To answer your questions about concerning similarities between physical and virtual mobs, they both use fear and intimidation to get their way. Neither are concerned about due process and they are happy to persecute innocent people (“scapegoats”)—of course legal courts are imperfect, but there imperfection is a big whereas with mobs (of any kind) it’s a feature. Both kinds of mobs are as happy to persecute the powerless and the powerful alike (or in the case of cancellers culture, they’ll pretend that the high schooler they’re targeting is “powerful” because of his race and that the mob speaks for minorities who the mob regarded as uniformly powerless—astute readers will note the racism here). Further, mobs have no sense of proportionality—the current cancel culture mob is notorious for its utter inability to distinguish between actual Nazis and progressives who fail to adequately toe the line (or anyone in between) and they are all punished as severely as the mob can muster. Since mobs are happy to target anyone who they decide they don’t like on a given day with the severest treatment they feel they can get away with, fear is imposed on everyone, not just those who have actually been targeted.

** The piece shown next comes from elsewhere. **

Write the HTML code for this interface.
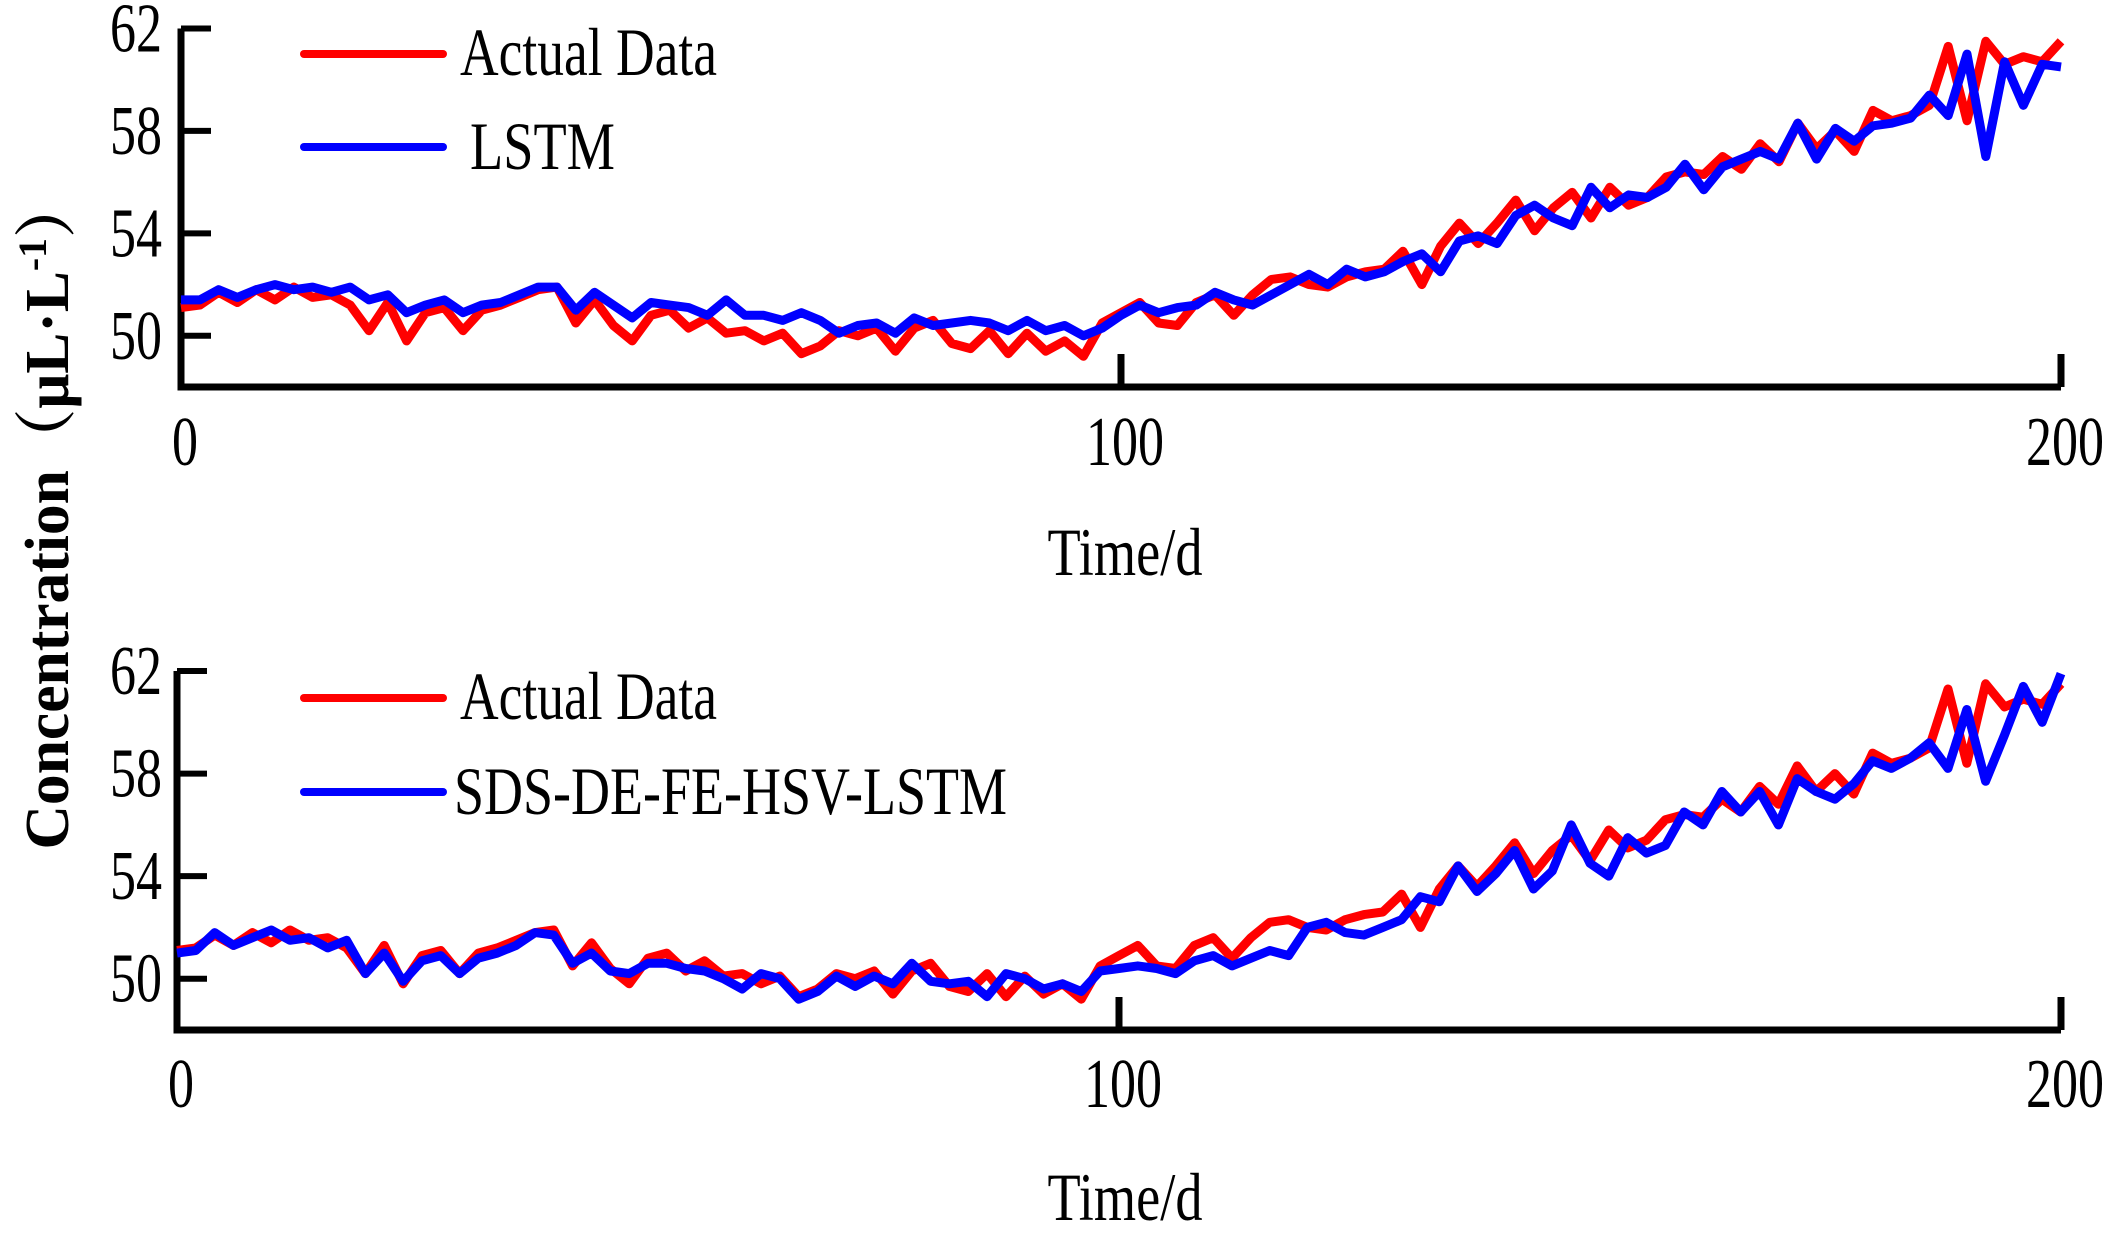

Note also that there are groups like antifa who openly profess a belief that violence is justified in order to “suppress fascists” (wherein their definition of “fascist” is so broad and arbitrary that it’s indistinguishable from “anyone they don’t like”) and they occasionally do perpetrate violence on these grounds. Note also that many (probably most) of the people who engage in cancellation also applaud Antifa’s violence or else they rationalize and justify it and very rarely condemn it (certainly they would never dream of cancelling people who engage in political violence which is apparently much less abhorrent than wrongthink). There is also a tiny minority of cancellers who are right-wing, and they also have their antifa-like physical violence groups who they applaud. So “cancel culture” and “physical mob” seem to be adjacent points on a continuum, and the only thing that keeps the majority of cancellers on the “cancellation-but-not-violence” side of the line is that as a society we have strong (but rapidly eroding) values of law-and-order and nonviolence and cancellers are usually rightly (though decreasingly) afraid of running afoul of those values. I take little consolation in the idea that our eroding social values are keeping most of the cancellers from using physical violence in their fear campaigns, and there’s nothing noble about cancelling someone because you’re afraid of the consequences of physical violence.

Lastly, if these mobs are allowed to continue, people will lose faith in the criminal justice system’s ability or will to keep their injustice in check, and counter-mobs will form (and to a degree already have formed). The mobs and the counter-mobs will go back and forth, continually escalating.

Cancel culture has no redeeming qualities.

The Libertarian party is, at least ostensibly, democratic in nature. A group doesn't need to be the majority of the population to itself be democratic. My point is that the groups cancelling people are, themselves, democratic.

As for mobs, I disagree with your opinion on mobs and due process and proportionality, and have explained that at length elsewhere.

> astute readers will note the racism here

This is only racism if you deny critical theory. You should be explicit about that.

Bringing antifa into this conversation is a non-sequitor. I've yet to see antifa hurt anyone outside of like actual neonazi rallies where two groups of armed people beat the shit out of each other. It has nothing to do with cancellation, and the fact that you feel the need to bring it up is because your fears are based entirely on a slippery slope, as I've stated already. That because someone will criticize you on twitter the "antifa thugs" will beat you up. It's not a fear based in reality. The idea that "law and order" values are eroding is a right wing talking point used to stoke racial fear. It's again, not grounded in reality.

> if these mobs are allowed to continue, people will lose faith in the criminal justice system’s ability or will to keep their injustice in check

No, that's why these mobs exist. Which is my point. You're ignoring the viewpoint of the groups who are forced to take this action because the existing systems systematically fail to provide them justice. That is, ultimately a "justice and safety for me but not for thee" argument and it is a tool to perpetuate injustice.

If you want the things that frighten you to stop, you need to have answers on how to fix the existing injustice, because as long as the systems we have fail large groups of people, they will feel the need to get justice extrajudicially. That need isn't going to disappear if you oppress them more.

Finally, I note that the "counter" mob thing has been happening since forever. "Right wing" mobs are known to harass significantly more than left wing ones. We don't see people who are "cancelled" having to leave their homes for personal safety. But the Sandy Hook parents did.

Even if I grant you that cancel culture has no redeeming qualities, you want to make it illegal to participate in. I claim that any way to do that will be more harmful to society and to open expression than cancel culture itself.

Anyway, we're quickly running into politically fraught territory, so I'm going to disengage.